ENTRIES SHOWN:
━━━━━━━━━━
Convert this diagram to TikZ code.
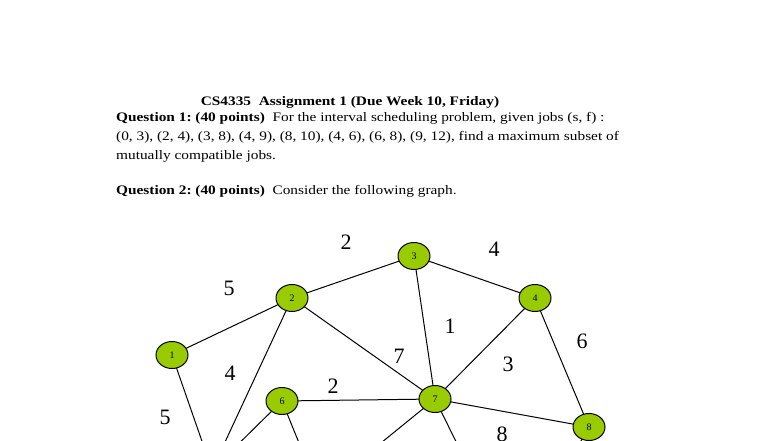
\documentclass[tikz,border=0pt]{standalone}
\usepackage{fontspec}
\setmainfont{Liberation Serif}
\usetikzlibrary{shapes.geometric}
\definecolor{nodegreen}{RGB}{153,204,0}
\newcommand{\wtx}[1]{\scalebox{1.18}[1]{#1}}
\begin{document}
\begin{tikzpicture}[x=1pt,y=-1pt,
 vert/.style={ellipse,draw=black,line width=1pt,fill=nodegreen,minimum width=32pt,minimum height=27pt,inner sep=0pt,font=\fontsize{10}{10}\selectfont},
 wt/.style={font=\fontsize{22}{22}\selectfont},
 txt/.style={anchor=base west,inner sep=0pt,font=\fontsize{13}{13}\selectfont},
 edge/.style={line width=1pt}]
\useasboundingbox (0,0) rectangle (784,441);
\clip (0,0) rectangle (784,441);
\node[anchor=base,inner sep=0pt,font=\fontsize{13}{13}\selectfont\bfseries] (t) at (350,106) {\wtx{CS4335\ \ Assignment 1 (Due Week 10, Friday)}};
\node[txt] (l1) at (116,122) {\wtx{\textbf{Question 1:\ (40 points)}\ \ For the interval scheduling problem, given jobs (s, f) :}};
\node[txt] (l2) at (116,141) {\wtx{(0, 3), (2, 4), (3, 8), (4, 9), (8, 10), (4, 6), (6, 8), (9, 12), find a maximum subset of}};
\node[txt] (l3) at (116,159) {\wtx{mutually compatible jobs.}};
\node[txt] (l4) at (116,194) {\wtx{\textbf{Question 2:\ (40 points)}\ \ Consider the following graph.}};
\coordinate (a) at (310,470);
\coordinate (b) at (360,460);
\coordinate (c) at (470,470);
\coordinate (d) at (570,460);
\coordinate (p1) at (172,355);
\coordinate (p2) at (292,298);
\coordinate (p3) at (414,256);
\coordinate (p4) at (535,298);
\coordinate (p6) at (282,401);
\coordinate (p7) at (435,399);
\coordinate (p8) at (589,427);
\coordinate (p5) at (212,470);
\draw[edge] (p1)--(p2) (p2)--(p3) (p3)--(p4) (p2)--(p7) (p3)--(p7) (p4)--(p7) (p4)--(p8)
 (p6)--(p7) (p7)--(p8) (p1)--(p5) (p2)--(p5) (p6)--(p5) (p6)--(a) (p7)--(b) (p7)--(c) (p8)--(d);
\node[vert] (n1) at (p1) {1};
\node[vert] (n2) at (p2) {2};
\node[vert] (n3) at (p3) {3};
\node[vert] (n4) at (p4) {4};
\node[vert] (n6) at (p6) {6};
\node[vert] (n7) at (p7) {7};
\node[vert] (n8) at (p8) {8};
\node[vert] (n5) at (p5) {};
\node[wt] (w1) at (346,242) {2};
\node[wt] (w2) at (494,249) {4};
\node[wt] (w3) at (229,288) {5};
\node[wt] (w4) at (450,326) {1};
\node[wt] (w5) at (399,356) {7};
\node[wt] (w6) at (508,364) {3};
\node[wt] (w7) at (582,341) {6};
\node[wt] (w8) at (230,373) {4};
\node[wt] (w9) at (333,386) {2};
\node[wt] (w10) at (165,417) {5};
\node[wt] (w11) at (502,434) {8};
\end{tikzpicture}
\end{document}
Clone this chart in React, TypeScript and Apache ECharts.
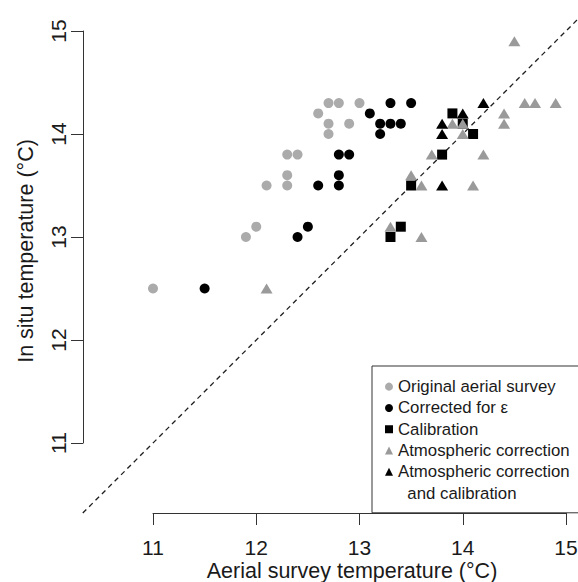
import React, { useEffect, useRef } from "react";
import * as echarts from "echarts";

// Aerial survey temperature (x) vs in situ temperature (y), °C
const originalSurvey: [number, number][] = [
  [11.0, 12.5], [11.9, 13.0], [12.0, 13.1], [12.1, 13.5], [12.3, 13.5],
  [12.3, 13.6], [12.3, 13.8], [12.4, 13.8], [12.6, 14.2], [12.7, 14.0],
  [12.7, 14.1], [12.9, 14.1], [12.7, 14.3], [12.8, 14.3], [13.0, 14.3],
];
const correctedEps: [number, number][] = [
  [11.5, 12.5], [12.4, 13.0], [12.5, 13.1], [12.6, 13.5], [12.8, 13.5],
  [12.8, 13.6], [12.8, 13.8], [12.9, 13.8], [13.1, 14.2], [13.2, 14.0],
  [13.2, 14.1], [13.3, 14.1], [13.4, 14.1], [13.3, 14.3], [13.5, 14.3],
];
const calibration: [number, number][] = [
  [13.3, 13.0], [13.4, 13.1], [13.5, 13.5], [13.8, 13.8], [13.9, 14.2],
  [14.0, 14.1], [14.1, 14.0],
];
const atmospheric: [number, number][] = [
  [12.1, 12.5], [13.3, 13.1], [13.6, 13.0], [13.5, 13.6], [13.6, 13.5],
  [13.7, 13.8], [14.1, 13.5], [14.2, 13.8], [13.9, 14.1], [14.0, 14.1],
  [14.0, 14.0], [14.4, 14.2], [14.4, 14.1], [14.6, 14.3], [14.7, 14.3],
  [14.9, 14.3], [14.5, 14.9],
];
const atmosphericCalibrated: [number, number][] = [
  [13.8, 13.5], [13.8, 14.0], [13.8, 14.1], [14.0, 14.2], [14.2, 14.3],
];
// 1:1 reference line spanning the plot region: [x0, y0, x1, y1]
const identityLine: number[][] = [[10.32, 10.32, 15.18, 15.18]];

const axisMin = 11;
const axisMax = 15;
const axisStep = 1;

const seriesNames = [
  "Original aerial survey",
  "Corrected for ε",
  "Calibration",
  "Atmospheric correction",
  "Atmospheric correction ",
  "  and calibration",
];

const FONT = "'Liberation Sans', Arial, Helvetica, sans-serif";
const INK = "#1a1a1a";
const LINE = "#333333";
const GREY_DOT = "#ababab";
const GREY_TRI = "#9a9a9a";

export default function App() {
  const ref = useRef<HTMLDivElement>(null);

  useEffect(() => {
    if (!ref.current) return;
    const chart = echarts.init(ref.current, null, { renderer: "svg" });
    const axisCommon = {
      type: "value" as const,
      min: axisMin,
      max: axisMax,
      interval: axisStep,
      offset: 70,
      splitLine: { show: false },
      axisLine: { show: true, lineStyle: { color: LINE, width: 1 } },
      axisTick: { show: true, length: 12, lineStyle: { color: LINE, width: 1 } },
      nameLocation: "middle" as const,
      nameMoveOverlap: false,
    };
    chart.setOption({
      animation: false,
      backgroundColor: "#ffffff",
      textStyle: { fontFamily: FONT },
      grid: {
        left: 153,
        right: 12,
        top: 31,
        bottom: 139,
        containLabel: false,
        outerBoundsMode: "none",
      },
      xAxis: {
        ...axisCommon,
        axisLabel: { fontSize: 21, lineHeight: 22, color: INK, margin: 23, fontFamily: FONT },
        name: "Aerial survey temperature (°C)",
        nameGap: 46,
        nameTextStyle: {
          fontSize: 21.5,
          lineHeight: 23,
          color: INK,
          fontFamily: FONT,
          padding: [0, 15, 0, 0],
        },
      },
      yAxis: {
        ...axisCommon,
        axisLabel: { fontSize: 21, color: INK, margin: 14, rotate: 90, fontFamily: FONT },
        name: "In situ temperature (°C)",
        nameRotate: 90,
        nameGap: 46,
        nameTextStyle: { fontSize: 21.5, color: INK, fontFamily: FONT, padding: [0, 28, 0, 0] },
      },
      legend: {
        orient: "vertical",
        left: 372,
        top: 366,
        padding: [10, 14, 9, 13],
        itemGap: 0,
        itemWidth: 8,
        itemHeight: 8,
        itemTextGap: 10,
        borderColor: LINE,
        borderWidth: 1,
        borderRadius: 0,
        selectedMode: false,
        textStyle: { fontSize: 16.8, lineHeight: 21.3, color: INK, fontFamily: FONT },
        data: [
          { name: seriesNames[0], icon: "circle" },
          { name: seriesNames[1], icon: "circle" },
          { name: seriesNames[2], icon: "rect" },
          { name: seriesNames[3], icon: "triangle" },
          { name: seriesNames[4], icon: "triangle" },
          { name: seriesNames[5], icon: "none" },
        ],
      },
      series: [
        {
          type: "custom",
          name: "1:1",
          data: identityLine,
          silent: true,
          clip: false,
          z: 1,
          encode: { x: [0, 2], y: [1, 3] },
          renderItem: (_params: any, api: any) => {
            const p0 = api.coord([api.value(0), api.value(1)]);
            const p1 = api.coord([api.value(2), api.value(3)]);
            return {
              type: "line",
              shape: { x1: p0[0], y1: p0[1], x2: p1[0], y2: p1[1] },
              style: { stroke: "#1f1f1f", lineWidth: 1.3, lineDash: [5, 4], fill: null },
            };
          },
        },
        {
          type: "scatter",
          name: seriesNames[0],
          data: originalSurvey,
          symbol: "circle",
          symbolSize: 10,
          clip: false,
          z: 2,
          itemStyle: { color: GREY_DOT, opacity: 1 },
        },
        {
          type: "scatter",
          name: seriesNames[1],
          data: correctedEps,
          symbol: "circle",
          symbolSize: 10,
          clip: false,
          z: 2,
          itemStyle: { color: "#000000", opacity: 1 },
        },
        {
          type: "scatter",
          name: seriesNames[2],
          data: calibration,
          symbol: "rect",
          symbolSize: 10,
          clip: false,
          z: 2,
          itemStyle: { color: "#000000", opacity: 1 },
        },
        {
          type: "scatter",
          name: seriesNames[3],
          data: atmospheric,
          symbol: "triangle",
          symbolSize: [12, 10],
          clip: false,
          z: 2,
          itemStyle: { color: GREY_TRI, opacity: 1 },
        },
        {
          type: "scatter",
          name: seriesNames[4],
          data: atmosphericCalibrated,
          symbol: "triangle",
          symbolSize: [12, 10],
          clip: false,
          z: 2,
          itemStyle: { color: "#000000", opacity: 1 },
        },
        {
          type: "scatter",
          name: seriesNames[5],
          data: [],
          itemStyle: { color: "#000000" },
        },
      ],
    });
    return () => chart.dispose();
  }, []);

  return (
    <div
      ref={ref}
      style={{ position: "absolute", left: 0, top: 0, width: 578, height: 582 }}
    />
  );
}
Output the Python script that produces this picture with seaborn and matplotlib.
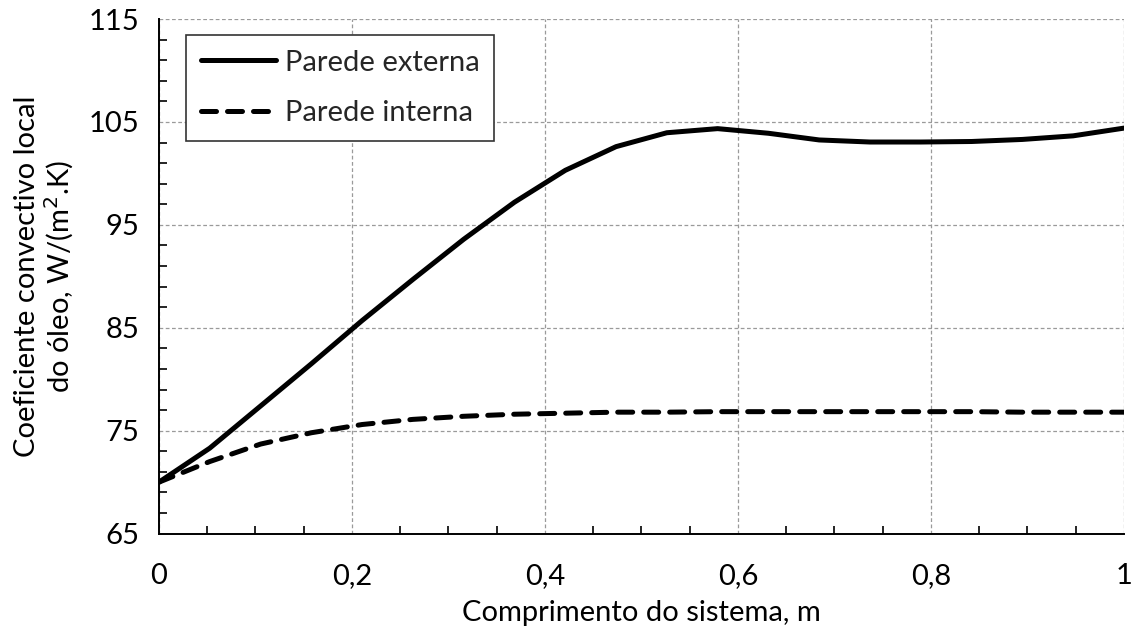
━━━━━━━━━━
Report only how many lines of the listing hold the word "this".

FINAL RESULT: 3